The BBC notes the terms for Americans as:
Mothers – the typists and secretaries for senior MI6
officials.
Now Mothers in MI6 were a bit more than just that. You see,
the Brits knew very well that operatives were often childlike, demanding, and
ego driven, yet wanting for care and attention, and even more so control. Thus,
one did not need an "office wife", as the NY Times so aptly asserts,
but Mothers. The "hand that rocks the cradle" and all that stuff you
know. One must have spent a bit of time in the land of the Queen to best understand
just how this works. One does not need or want an "office wife", yet
many of these folks need a "mother". A "mother" in this
context has power, authority, respect, and can effect things that otherwise
would just run amok. Mothers can over-rule, mothers can direct and govern,
mothers are the Type A controls for a Type A personality. Furthermore,
"mothers" are those points at which remediation of mess-ups can be
attained. If there is a problem at a higher level, the lower level folks can go
to "mother" to get things back aright again. You see,
"mothers" are essential to the balancing act of complex
organizations.
A few Presidents had "mothers". Just a few. Mothers
are powerful figures, especially in an MI6 environment, dotted with Oxbridge boys,
a very class based society, smart but with a bit of arrogance. Unlike our CIA
which has become at times more akin the Department of Agriculture than a want
to be MI6 as it was in the le Carre times.

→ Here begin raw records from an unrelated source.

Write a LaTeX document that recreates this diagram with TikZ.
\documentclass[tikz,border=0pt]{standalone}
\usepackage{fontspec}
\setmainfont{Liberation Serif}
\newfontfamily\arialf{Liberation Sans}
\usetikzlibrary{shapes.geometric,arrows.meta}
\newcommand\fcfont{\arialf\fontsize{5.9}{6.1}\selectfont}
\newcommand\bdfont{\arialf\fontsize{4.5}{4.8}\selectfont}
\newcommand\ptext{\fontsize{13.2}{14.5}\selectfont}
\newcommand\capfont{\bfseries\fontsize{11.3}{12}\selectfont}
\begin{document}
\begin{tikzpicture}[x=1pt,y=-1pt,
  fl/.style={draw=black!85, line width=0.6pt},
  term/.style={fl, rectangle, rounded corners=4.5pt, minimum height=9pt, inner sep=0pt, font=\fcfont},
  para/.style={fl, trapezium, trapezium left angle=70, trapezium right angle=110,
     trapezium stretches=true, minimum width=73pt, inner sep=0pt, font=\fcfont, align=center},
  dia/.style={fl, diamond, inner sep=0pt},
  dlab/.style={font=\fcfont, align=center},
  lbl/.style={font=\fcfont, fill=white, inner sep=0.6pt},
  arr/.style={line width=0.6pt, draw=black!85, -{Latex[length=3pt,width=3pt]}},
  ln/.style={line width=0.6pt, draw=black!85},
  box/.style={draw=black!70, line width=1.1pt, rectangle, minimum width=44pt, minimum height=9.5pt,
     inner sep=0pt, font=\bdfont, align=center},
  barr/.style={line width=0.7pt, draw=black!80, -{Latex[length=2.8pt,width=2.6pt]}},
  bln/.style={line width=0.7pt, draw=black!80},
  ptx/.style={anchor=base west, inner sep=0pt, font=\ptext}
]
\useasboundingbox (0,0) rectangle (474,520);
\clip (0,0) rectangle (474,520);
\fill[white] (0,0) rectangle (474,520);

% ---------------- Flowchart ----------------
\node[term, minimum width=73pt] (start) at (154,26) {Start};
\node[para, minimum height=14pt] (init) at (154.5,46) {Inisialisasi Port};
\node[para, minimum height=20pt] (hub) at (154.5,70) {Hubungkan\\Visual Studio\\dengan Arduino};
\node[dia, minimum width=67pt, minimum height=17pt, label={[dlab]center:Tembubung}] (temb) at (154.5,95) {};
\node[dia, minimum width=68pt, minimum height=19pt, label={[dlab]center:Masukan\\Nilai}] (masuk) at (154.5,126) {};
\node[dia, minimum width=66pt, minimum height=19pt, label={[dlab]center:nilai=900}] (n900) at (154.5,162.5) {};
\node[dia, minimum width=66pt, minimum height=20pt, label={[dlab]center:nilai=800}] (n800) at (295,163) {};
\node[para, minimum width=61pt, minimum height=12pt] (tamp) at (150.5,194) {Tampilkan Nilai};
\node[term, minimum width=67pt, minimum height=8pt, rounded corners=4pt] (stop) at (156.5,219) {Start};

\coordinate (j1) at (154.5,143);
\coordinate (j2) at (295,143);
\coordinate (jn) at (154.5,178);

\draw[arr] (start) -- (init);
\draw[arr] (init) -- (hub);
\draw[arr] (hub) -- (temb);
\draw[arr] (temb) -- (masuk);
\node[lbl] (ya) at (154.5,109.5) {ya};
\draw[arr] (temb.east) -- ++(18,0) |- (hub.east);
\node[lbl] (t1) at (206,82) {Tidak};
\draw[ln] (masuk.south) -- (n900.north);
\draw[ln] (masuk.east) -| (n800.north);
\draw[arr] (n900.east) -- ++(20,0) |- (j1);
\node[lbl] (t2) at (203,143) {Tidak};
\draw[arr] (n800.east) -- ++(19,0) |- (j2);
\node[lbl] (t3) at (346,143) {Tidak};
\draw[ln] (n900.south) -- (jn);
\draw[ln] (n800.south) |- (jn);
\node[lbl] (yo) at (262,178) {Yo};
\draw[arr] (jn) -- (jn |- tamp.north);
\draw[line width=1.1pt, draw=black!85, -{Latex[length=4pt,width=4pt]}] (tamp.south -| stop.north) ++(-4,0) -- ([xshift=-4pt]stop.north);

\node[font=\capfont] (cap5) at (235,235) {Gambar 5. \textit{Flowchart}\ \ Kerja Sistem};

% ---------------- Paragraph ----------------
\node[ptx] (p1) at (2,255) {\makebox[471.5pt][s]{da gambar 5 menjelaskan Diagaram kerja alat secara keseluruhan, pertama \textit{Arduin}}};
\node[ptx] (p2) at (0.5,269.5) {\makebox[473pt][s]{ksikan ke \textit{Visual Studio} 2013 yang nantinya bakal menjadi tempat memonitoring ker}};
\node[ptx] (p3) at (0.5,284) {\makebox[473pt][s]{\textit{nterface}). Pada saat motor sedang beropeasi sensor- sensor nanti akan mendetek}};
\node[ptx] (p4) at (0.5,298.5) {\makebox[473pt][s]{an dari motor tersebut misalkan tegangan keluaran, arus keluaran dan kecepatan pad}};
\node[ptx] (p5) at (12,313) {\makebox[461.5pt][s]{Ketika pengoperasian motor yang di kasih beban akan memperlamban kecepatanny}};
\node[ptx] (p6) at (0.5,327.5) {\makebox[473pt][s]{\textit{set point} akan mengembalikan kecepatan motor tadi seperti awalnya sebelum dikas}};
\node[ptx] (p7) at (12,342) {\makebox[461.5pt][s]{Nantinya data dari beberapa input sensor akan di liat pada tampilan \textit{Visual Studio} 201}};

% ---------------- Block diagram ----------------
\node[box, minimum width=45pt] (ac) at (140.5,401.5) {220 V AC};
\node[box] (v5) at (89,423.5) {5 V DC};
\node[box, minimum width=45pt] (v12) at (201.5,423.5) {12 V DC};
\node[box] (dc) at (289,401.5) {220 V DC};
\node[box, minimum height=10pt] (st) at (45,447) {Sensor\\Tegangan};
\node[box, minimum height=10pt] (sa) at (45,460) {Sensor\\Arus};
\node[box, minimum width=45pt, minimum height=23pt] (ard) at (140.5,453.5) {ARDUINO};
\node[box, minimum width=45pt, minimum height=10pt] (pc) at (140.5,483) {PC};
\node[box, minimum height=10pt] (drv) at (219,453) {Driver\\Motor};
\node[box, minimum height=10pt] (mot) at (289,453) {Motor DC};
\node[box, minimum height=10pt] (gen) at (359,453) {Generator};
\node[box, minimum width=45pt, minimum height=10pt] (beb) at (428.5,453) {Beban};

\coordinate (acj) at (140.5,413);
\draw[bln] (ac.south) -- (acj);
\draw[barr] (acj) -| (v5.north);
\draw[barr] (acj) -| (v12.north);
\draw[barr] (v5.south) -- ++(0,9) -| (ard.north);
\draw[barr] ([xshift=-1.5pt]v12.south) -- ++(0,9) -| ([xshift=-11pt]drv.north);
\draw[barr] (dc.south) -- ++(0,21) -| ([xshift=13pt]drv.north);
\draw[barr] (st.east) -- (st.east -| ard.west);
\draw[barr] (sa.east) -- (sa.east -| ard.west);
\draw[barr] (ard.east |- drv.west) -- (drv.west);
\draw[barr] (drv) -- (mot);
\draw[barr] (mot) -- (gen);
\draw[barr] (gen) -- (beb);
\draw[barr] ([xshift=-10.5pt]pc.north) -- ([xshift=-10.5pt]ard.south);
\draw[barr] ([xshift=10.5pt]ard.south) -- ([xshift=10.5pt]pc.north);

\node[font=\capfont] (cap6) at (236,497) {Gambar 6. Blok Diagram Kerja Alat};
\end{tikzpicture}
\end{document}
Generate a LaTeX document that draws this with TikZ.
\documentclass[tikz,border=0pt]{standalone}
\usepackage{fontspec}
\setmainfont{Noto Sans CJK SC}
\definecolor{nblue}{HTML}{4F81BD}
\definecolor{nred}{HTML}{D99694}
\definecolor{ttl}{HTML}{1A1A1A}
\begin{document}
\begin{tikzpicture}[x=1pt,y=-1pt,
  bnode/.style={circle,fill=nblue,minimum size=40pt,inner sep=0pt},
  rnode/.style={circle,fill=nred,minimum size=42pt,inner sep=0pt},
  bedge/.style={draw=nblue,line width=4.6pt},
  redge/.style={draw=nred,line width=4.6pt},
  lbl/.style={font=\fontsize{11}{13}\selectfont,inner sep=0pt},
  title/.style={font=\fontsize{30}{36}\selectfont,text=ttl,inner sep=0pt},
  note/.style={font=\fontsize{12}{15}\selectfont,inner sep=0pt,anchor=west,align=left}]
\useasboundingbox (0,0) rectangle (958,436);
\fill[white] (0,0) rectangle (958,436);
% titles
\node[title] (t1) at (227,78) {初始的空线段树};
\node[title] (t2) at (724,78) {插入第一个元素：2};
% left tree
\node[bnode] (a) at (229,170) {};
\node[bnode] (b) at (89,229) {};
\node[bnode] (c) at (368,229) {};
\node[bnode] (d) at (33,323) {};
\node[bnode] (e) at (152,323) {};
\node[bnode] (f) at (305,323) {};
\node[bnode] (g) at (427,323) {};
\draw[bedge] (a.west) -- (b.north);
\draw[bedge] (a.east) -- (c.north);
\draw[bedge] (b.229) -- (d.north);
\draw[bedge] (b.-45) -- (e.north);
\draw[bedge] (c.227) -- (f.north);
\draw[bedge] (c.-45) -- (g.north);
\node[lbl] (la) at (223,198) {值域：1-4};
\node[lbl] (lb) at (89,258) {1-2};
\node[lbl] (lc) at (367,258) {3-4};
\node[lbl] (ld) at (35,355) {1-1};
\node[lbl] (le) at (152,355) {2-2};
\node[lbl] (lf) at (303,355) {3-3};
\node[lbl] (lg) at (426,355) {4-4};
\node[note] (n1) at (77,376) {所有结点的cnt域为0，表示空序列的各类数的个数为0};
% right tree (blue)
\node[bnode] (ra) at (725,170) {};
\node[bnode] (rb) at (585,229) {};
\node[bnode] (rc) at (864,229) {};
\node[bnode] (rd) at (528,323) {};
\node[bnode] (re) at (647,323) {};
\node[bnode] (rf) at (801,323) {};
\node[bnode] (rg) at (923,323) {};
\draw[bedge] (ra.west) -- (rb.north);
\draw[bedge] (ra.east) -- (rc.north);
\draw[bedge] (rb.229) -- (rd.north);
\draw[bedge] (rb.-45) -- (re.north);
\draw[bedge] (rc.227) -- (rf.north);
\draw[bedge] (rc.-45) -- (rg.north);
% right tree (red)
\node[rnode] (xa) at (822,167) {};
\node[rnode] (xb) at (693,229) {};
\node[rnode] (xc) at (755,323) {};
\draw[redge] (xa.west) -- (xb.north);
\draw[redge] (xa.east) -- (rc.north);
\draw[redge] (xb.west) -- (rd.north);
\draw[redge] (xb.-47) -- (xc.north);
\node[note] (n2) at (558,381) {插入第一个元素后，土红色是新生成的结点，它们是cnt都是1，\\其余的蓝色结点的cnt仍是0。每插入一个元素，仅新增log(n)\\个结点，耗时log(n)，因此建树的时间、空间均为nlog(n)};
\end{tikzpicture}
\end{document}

Did the CIA ever have its mothers? Not really, too
un-American as the old boys would say. I also fear that too many American
Presidents had let us say relationships that were anything but
"motherly". Let us then leave the Kennedy, Clinton and others not to
be mentioned. Yet, I do recall how my Russian partners would spark up when we
had a problem and I told them to speak with "mother". They not only
understood, but smiled because they clearly knew that "mother" would
solve it for them. I thus often wondered if in Le Carre's world the KGB had its
own version of "mothers", for it appeared as if they did.
Thus, perhaps instead of a "House Wife", as the
Times suggests, what is really needed is a "House Mother", that
stable hand to rock the unstable cradle.